THE LAST KING OF SCOTLAND

Director: Kevin McDonald (Touching the Void)
Starring: Forest Whitaker, James McAvoy, Kerry Washington

Idi Amin was a wacko. For some reason I can't quite figure out dictators often seem to be completely nuts. I'd expect that someone who's managed to enslave their entire country would be a calculating tough guy, a General Franco or some such, but no, it seems reality is quite the opposite. Many dictators are completely off the wall, professional-wrestling-weird flakes. See Kim Jung Il and his 'golf records', or Niyazov's portraits around Turkmenistan, or Mobutu Sese Seko's funny hats as examples. Idi Amin beat all of these guys though. He was the silliest and most ebullient. Yes, he was the most entertaining of mass murderers.

Forest Whitaker does an excellent job of bringing this most idiosyncratic of men to life. His Amin is both boisterous and compelling, and horrible and obscene. He very much manages to make us care for the man. That must be tough given the distaste we feel for his barbaric actions. Whitaker will get an Oscar nomination for this role, I have little doubt.

The film itself, beyond Whitakers contribution, is fairly pedestrian. It doesn't reach very high, and makes a number of mistakes. Despite these, the film remains interesting and engaging, and with the wonderful Whitaker performance actually rates as a good, enjoyable film. Yes that's right, this story of a barbaric dictator is actually "enjoyable". It's gross in parts (which was one of the movie's mistakes), but it rarely feels like a 'downer' story. In fact, it's often cheery and cheeky.
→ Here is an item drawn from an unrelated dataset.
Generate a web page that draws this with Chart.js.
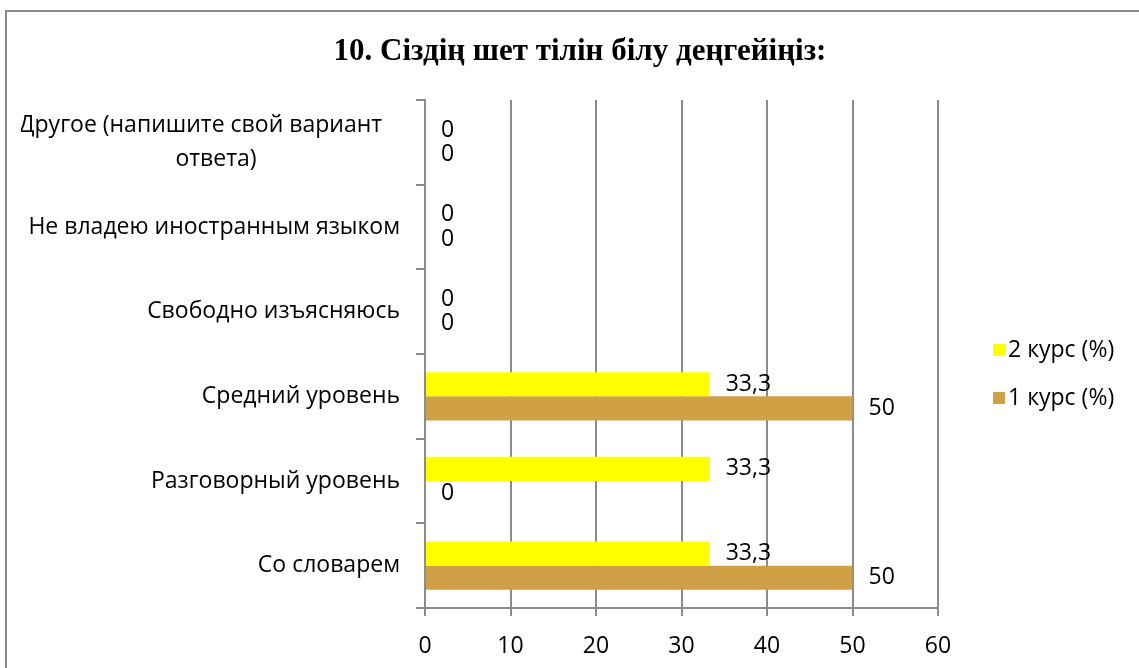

The story doesn't trust us westerners to understand the Ugandan people, or Amin, so it gives us a Scottish doctor (McAvoy) as our surrogate in the film. We get to see Amin through the eyes of a young, foolish English speaker. (How lucky for us!) I have no idea if this man existed or if he was just a story device. It's probably unimportant either way.
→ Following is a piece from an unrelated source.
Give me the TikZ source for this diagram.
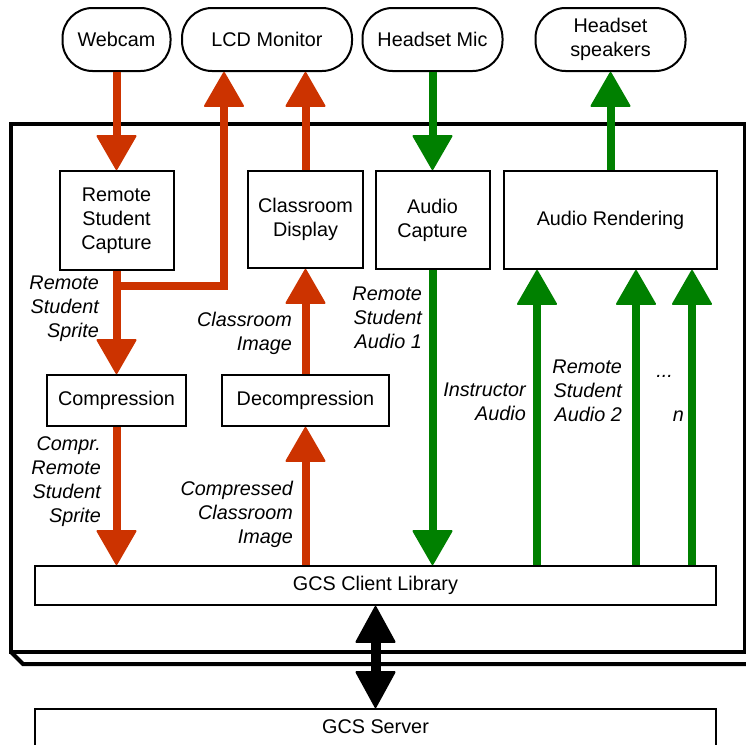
\documentclass[tikz,border=0pt]{standalone}
\usepackage{fontspec}
\setmainfont{Liberation Sans}
\usetikzlibrary{arrows.meta,calc}
\definecolor{ared}{RGB}{204,51,0}
\definecolor{agreen}{RGB}{0,128,0}
\begin{document}
\begin{tikzpicture}[x=1pt,y=-1pt,
  box/.style={draw,line width=2pt,fill=white,inner sep=0pt,align=center,font=\fontsize{19.8}{24}\selectfont},
  pill/.style={box,rounded corners=30pt,minimum height=63pt},
  lbl/.style={font=\fontsize{19.8}{24}\selectfont\itshape,align=right,inner sep=0pt,anchor=north east},
  redarrow/.style={draw=ared,line width=8pt,-{Triangle[width=41pt,length=36pt,round,line width=2pt]},ared},
  greenarrow/.style={draw=agreen,line width=8pt,-{Triangle[width=41pt,length=36pt,round,line width=2pt]},agreen},
  blackarrow/.style={draw=black,line width=10pt,{Triangle[width=41pt,length=38pt,round,line width=2pt]}-{Triangle[width=41pt,length=38pt,round,line width=2pt]}},
  bigbox/.style={line width=4pt}
]
\useasboundingbox (0,0) rectangle (746,744);
% outer frame
\draw[bigbox] (11,123.5) rectangle (744.5,652);
\draw[bigbox] (11,652) -- (23,664) -- (760,664);
% top devices
\node[pill,minimum width=108pt] (webcam) at (116.5,39.5) {Webcam};
\node[pill,minimum width=170pt] (lcd) at (267,39.5) {LCD Monitor};
\node[pill,minimum width=140pt] (mic) at (432.5,39.5) {Headset Mic};
\node[pill,minimum width=150pt] (spk) at (610.5,39.5) {Headset\\speakers};
% inner boxes
\node[box,minimum width=114pt,minimum height=99pt] (rsc) at (116.5,220.5) {Remote\\Student\\Capture};
\node[box,minimum width=115pt,minimum height=97pt] (cdisp) at (305.5,219.5) {Classroom\\Display};
\node[box,minimum width=114pt,minimum height=98pt] (acap) at (432.5,220) {Audio\\Capture};
\node[box,minimum width=213pt,minimum height=98pt] (arend) at (610.5,220) {Audio Rendering};
\node[box,minimum width=139pt,minimum height=51pt] (comp) at (116.5,400.5) {Compression};
\node[box,minimum width=167pt,minimum height=51pt] (decomp) at (305.5,400.5) {Decompression};
\node[box,minimum width=681pt,minimum height=39pt] (gcsc) at (375.5,585.5) {GCS Client Library};
\node[box,minimum width=681pt,anchor=north,text height=24pt,text depth=50pt] (gcss) at (375.5,708) {GCS Server};
% helper coordinates
\coordinate (lcdj) at (224,286);
\coordinate (x1) at (537,0);
\coordinate (x2) at (636,0);
\coordinate (x3) at (692,0);
% red arrows
\draw[redarrow] (webcam) -- (rsc);
\draw[redarrow] (rsc.south) |- (lcdj) -- (lcdj |- lcd.south);
\draw[redarrow] (rsc) -- (comp);
\draw[redarrow] (cdisp) -- (cdisp.north |- lcd.south);
\draw[redarrow] (decomp) -- (cdisp);
\draw[redarrow] (decomp.south |- gcsc.north) -- (decomp);
\draw[redarrow] (comp) -- (comp.south |- gcsc.north);
% green arrows
\draw[greenarrow] (mic) -- (acap);
\draw[greenarrow] (arend) -- (spk);
\draw[greenarrow] (acap) -- (acap.south |- gcsc.north);
\draw[greenarrow] (gcsc.north -| x1) -- (arend.south -| x1);
\draw[greenarrow] (gcsc.north -| x2) -- (arend.south -| x2);
\draw[greenarrow] (gcsc.north -| x3) -- (arend.south -| x3);
% black double arrow
\draw[blackarrow] (gcsc) -- (gcss);
% labels
\node[lbl] (l1) at (99,275.5) {Remote\\Student\\Sprite};
\node[lbl] (l2) at (292,311.5) {Classroom\\Image};
\node[lbl] (l3) at (101,436.6) {Compr.\\Remote\\Student\\Sprite};
\node[lbl] (l4) at (293,480.6) {Compressed\\Classroom\\Image};
\node[lbl] (l5) at (422,286.6) {Remote\\Student\\Audio 1};
\node[lbl] (l6) at (526,382.6) {Instructor\\Audio};
\node[lbl] (l7) at (622,359.6) {Remote\\Student\\Audio 2};
\node[lbl,anchor=base east] (l8) at (673,377) {...};
\node[lbl,anchor=base east] (l9) at (684,421) {n};
\end{tikzpicture}
\end{document}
The doctor becomes Amin's personal physician, and eventually, closest advisor. In addition to being proxy for the audience, the doctor also serves as a nice little metaphor for how the west viewed Amin. At first in the media he was simply a foolish, fun and (relatively) harmless ruler of small African country. Eventually his whims, miscalculations and fantasy get the better of him and we see the darker side, that he is a barbarian acting on impulse. As the movie clearly shows (actually, as the doctor character literally tells us) Amin is a child. This is terrifying. A child with any kind of power is terrifying. Most every murderer, and selfish individual is in some sense a child. Children are not to be trusted. At least not with guns or armies.
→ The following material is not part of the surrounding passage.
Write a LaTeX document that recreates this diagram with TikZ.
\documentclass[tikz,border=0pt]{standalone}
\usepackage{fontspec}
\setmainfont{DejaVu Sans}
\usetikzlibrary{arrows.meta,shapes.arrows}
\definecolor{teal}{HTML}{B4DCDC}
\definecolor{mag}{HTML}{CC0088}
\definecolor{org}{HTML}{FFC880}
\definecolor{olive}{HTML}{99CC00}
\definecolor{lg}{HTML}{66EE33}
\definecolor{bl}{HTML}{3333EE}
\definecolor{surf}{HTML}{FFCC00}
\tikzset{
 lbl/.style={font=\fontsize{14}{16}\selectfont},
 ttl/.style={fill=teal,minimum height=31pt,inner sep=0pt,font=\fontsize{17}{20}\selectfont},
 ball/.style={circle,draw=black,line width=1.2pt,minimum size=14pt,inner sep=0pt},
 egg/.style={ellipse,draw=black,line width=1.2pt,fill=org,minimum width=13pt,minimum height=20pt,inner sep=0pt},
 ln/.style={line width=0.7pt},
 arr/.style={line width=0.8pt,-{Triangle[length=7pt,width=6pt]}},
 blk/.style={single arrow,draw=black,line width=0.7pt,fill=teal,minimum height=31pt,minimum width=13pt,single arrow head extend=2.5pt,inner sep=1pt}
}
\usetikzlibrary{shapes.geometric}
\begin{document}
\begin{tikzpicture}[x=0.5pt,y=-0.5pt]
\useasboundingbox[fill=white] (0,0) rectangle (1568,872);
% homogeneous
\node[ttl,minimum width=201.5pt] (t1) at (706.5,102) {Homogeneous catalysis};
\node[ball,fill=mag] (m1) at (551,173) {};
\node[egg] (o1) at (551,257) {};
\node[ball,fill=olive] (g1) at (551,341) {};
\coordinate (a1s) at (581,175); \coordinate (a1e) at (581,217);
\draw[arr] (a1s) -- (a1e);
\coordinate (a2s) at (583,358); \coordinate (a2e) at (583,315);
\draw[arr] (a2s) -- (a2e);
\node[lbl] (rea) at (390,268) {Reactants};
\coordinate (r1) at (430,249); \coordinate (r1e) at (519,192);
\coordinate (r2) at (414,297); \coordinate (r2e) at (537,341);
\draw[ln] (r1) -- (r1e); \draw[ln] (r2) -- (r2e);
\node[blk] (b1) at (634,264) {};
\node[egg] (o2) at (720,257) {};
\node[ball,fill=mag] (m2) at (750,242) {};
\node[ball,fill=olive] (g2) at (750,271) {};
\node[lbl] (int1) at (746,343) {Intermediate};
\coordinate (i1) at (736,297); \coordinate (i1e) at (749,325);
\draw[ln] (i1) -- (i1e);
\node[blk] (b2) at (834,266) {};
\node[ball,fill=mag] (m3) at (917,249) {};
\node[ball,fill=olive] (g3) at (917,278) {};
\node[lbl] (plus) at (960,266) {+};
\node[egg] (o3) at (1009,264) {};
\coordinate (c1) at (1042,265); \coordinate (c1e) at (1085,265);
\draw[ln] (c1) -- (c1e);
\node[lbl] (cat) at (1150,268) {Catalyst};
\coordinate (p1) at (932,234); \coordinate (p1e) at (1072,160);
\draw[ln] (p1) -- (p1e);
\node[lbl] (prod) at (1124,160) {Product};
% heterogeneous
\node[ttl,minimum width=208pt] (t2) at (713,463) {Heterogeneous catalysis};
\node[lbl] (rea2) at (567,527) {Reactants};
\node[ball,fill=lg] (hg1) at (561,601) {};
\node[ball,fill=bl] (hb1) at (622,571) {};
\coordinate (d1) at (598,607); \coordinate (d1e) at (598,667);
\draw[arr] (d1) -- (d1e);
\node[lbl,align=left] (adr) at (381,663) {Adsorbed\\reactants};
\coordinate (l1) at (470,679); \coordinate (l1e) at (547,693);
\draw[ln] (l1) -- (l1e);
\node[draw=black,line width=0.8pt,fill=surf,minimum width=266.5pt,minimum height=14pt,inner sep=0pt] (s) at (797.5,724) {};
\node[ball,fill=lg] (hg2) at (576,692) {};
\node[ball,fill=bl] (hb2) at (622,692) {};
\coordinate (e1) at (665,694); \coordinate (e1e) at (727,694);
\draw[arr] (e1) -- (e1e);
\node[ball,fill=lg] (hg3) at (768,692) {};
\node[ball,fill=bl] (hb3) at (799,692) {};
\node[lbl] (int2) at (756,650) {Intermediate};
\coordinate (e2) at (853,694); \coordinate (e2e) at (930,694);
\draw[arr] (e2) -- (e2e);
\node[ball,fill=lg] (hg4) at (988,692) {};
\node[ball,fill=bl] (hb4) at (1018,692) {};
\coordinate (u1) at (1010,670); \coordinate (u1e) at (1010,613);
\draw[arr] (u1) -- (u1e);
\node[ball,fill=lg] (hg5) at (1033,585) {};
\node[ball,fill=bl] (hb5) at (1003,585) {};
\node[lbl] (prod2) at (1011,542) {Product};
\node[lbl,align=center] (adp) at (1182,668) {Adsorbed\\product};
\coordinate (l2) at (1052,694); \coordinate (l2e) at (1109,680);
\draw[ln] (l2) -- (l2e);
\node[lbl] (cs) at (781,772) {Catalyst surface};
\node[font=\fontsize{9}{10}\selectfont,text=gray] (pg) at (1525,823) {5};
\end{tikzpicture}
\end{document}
At times this film played like a schlock horror movie, at others like a cheesy thriller. Luckily these were well interspersed with better scenes and with Whitaker's fine performance. It was usually interesting and entertaining, even important in some ways; a quality film.

Standouts: Forest Whitaker's best performance, an Oscar-worthy Idi Amin.
Blowouts: A few silly, gory scenes, and a weirdly tacked-on love affair.